Wills and Trusts, Choices for Retirees

When it comes to deciding between setting up wills and trusts, there are some key differences between the two, as described by Thomas Fross, contributor to Forbes.com

Trusts are more versatile and serve three purposes.  The first is that they bypass probate, secondly they give you a larger exemption upon death for estate tax reasons and lastly, they allow you to control money from the grave.  Wills on the other hand, don't bypass probate but are simply a ticket into probate and you tell your estate how you want it to be.
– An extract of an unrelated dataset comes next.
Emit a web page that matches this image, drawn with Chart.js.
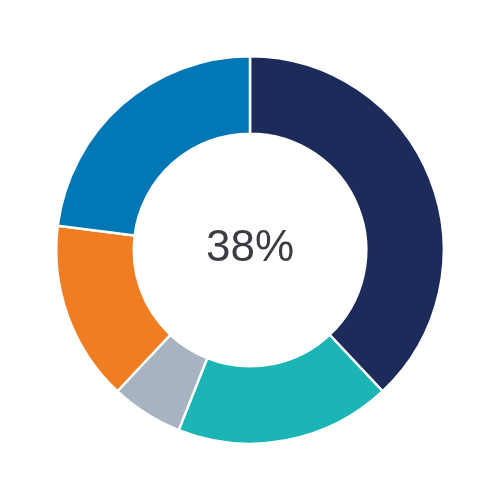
<!DOCTYPE html>
<html>
<head>
<meta charset="utf-8">
<script src="https://cdn.jsdelivr.net/npm/chart.js@4"></script>
<style>
  html, body { margin: 0; padding: 0; background: #fff; }
  #wrap { width: 500px; height: 500px; }
</style>
</head>
<body>
<div id="wrap"><canvas id="grafica" width="500" height="500"></canvas></div>
<script>
// valors llegits de la imatge (en sentit horari des de dalt)
const labels = ["A", "B", "C", "D", "E"];
const valors = [38, 18, 6, 15, 23];
const colors = ["#1d2b5b", "#1cb5b5", "#a8b3c1", "#f07d22", "#0277b5"];
const textCentre = "38%";

// text al mig del dònut
const centreText = {
  id: "centreText",
  afterDraw(chart) {
    const meta = chart.getDatasetMeta(0).data[0];
    const ctx = chart.ctx;
    ctx.save();
    ctx.font = "44px 'Liberation Sans', Arial, sans-serif";
    ctx.fillStyle = "#3a3d44";
    ctx.textAlign = "center";
    ctx.textBaseline = "middle";
    ctx.fillText(textCentre, meta.x, meta.y - 1);
    ctx.restore();
  }
};

const config = {
  type: "doughnut",
  data: {
    labels: labels,
    datasets: [{
      data: valors,
      backgroundColor: colors,
      borderColor: "#ffffff",
      borderWidth: 2.5
    }]
  },
  options: {
    responsive: false,
    animation: false,
    cutout: "60%",
    layout: { padding: 55 },
    plugins: {
      legend: { display: false },
      tooltip: { enabled: false }
    }
  },
  plugins: [centreText]
};

new Chart(document.getElementById("grafica"), config);
</script>
</body>
</html>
Regarding the late actor Phillip Seymour Hoffman, Fross says there has been a lot of talk with how his estate was set up and he's not sure if there's an existing trust, as this information is private, as compared to a will, which is public.  Fross says that we do know that his will specified his ex-girlfriend, who's the children's mother, that she would receive money and he said how he wants the money distributed to this son.  There's no legal requirement, however, that his significant other has to distribute this money to his son, Fross notes, adding that alternatively, a trust would legally bind her from following through on those terms.

A trust isn't appropriate when one doesn't have assets to pass along, Fross says, or that can be titled.  Probate can be avoided by just titling the assets and naming a beneficiary on qualified assets.  "Why would one go through the expense of probate when we can bypass probate altogether,?" Fross says.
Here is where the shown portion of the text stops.